1 See George Weigel, Witness to Hope: The Biography of Pope John Paul II, 1920-2005 (New York: Harper-Collins, 2005), p. 343:
Angelo Scola, rector of the Pontifical Lateran University in Rome, goes so far as to suggest that virtually every thesis in theology—God, Christ, the Trinity, grace, the Church, the sacraments—could be seen in a new light if theologians explored in depth the rich personalism implied in John Paul II’s theology of the body.… These 130 catechetical addresses, taken together, constitute a kind of theological time bomb set to go off, with dramatic consequences, sometime in the third millennium of the Church. When that happens, perhaps in the 21st century, the Theology of the Body may well be seen as a critical moment not only in Catholic theology, but in the history of modern thought. For 350 years, Western philosophy has insisted on beginning with the human subject, the thinking subject. Karol Wojtyla, philosopher, took this ‘turn to the subject’ seriously; John Paul II has taken it seriously as a theologian. By insisting that the human subject is always an embodied subject whose embodiedness is critical to his or her self-understanding and relationship to the world, John Paul took modernity’s ‘anthropological turn’ with utmost seriousness.”
The “theology of the body” is indeed becoming the basis of marriage preparation and even catechism classes throughout the United States and Europe, particularly since the death of John Paul II.
Cf. John Paul II’s Crossing the Threshold of Hope, p. 123:
When I was a young priest, I learned to love human love. It was one of the themes on which I based my entire priesthood, my ministry in my preaching, in the confessional and in my writings. If one truly loves human love, one feels the pressing need to give oneself with all one’s strength to the service of the ‘great love.’”

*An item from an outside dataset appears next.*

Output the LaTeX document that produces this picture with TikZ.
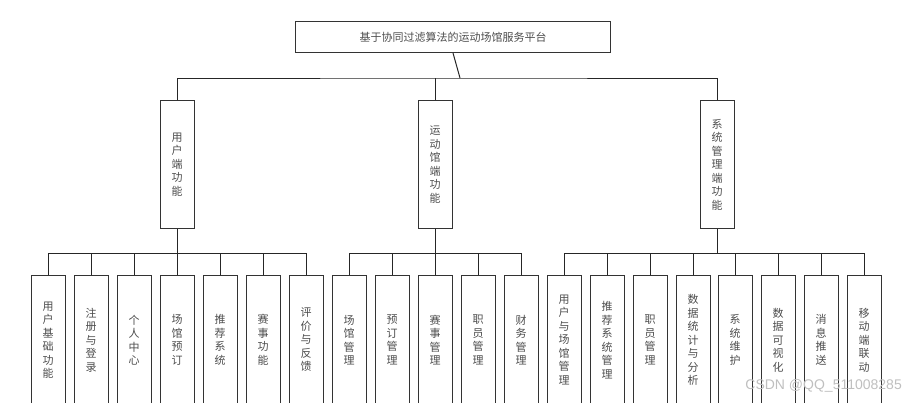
\documentclass[tikz,border=0pt]{standalone}
\usepackage{fontspec}
\newfontfamily\cjk{Noto Sans CJK SC}
\begin{document}
\begin{tikzpicture}[x=1pt,y=-1pt,
  box/.style={draw=black!80,line width=1pt},
  lbl/.style={font=\cjk\fontsize{11}{13.5}\selectfont,text=black!70,align=center,inner sep=0pt},
  ln/.style={draw=black!85,line width=1pt}]
\useasboundingbox (0,0) rectangle (905,402);
\node[box,lbl,minimum width=315,minimum height=31,anchor=north west] (top) at (295,21) {基于协同过滤算法的运动场馆服务平台};
\coordinate (tb) at (460,78);
\draw[ln] (top.south) -- (tb);
\foreach \n/\x/\t in {a/177/{用\\户\\端\\功\\能},b/435/{运\\动\\馆\\端\\功\\能},c/717/{系\\统\\管\\理\\端\\功\\能}}{
  \node[box,minimum width=34,minimum height=128,anchor=north] (\n) at (\x,100) {};
  \node[lbl] at (\n.center) {\t};
}
\draw[ln] (a.north) |- (tb) -| (c.north);
\draw[ln] (b.north) -- (b.north|-tb);
% leaves
\foreach \i/\x/\t in {1/48/{用\\户\\基\\础\\功\\能},2/91/{注\\册\\与\\登\\录},3/134/{个\\人\\中\\心},4/177/{场\\馆\\预\\订},5/220/{推\\荐\\系\\统},6/263/{赛\\事\\功\\能},7/306/{评\\价\\与\\反\\馈},
  8/349/{场\\馆\\管\\理},9/392/{预\\订\\管\\理},10/435/{赛\\事\\管\\理},11/478/{职\\员\\管\\理},12/521/{财\\务\\管\\理},
  13/564/{用\\户\\与\\场\\馆\\管\\理},14/607/{推\\荐\\系\\统\\管\\理},15/650/{职\\员\\管\\理},16/693/{数\\据\\统\\计\\与\\分\\析},17/735/{系\\统\\维\\护},18/778/{数\\据\\可\\视\\化},19/821/{消\\息\\推\\送},20/864/{移\\动\\端\\联\\动}}{
  \draw[box] (\x-17,406) -- (\x-17,275) -- (\x+17,275) -- (\x+17,406);
  \coordinate (l\i) at (\x,275);
  \node[lbl] at (\x,340) {\t};
}
\draw[ln] (a.south) -- (a.south|-,253);
\draw[ln] (l1) |- (l7|-,253) -- (l7);
\foreach \i in {2,...,6}{\draw[ln] (l\i) -- ++(0,-22);}
\draw[ln] (b.south) -- (b.south|-,253);
\draw[ln] (l8) |- (l12|-,253) -- (l12);
\foreach \i in {9,...,11}{\draw[ln] (l\i) -- ++(0,-22);}
\draw[ln] (c.south) -- (c.south|-,253);
\draw[ln] (l13) |- (l20|-,253) -- (l20);
\foreach \i in {14,...,19}{\draw[ln] (l\i) -- ++(0,-22);}
\node[font=\fontspec{Liberation Sans}\fontsize{14}{14}\selectfont,text=black!25,anchor=east,inner sep=0pt] (wm) at (902,386) {CSDN @QQ\_511008285};
\end{tikzpicture}
\end{document}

The tenets of the theology of the body are already present in his Love and Responsibility, published by the Catholic University of Lublin (KUL) in 1960. The book was itself the result of the courses he developed and taught at the university starting in 1956. Fr. Wojtyla took inspiration from the phenomenology of Max Scheler in particular. Cf. Weigel, Witness to Hope, pp. 126-130. The pope likewise points to the importance of his contact with the youth group “Srodowisko,” in Crossing the Threshold of Hope, p. 208:
When love is responsible, it is also truly free. This is precisely the teaching I learned from the encyclical Humanæ Vitae written by my venerable predecessor Paul VI, and that I had learned even earlier from my young friends, married and soon to be married, while I was writing Love and Responsibility. As I have said, they themselves were my teachers in this area" (emphasis in the original).
The title of his second doctoral thesis at the University of Krakow was “An Evaluation of the Possibility of Constructing a Christian Ethics on the Basis of the System of Max Scheler.” He concluded that Scheler’s phenomenology was rich in potential but needed a grounding in realism to prevent its descent into “solipsism.” The immediate occasion for the presentation of the theology of the body catechesis was a desire to repair damage done by Humanæ Vitae, which Cardinal Wojtyla considered a pastoral disaster. Cf. Weigel, pp. 207-210, 334-335, and Yves Semen, La Sexualite selon Jean-Paul II (Paris: Presses de la Renaissance, 2004), pp. 58-59, and 188-90.